In Parnall v BC, Madam Justice Wedge relied on these words in reference to an "enduring power of attorney":

"An attorney appointed under such an arrangement may continue to act on behalf of the principal, even where the principal has become legally incompetent. The enduring power of attorney permits an individual to plan ahead and have machinery in place for dealing with his affairs when he is no longer able to do so himself."

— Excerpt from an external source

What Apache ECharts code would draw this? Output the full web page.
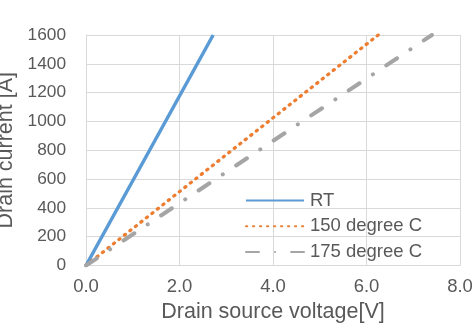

As stated in Egli v. Egli:, Mr. Justice Hall for the Court of Appeal of British Columbia, at ¶29:

“By a power of attorney, one individual appoints another to act for him or her.  At common law, a power of attorney ceased to be valid when the principal became incapacitated by mental infirmity.  Hence, the perceived need for legislative intervention in recent times to provide for enduring powers of attorney that would continue to be effective despite mental infirmity of the donor.”

The laws of the donor’s jurisdiction should be consulted carefully to ensure that there is legislation enabling continuing/enduring powers of attorney.

British Columbia's Power of Attorney Act (as of 2011), at §10, reflects the common law rule but also provides:

Enduring power of attorney means a power of attorney in which an adult authorizes an attorney to make decisions on behalf of the adult, or do certain things in relation to the adult's financial affairs, and that continues to have effect while, or comes into effect when, the adult is incapable.”

In Egli v. Egli (op. cit.), the Court reproduced the wording of this enduring power of attorney:

“THIS GENERAL POWER OF ATTORNEY is given on August 6, 1998 by HANS EGLI, retired, of (address here), British Columbia (postal code here).

I appoint the following person:

DAVID HANS EGLI, businessman, of (address here with postal code), to be my attorney in accordance with the Power of Attorney Act and to do on my behalf anything that I can lawfully do by an attorney.

In accordance with the Power of Attorney Act I declare that this power of attorney may be exercised during any subsequent mental infirmity on my part.

AND HEREBY DECLARE that the effect of Section 56 of the Land Title Act is expressly excluded to the intent that this power of attorney shall remain valid after three years after the date of its execution.

AND HEREBY DECLARE that pursuant to Section 27 of the Property Law Act my attorney is expressly authorized to use this power of attorney to sell, transfer or charge to or in favour of himself any land or interest therein owned by me.”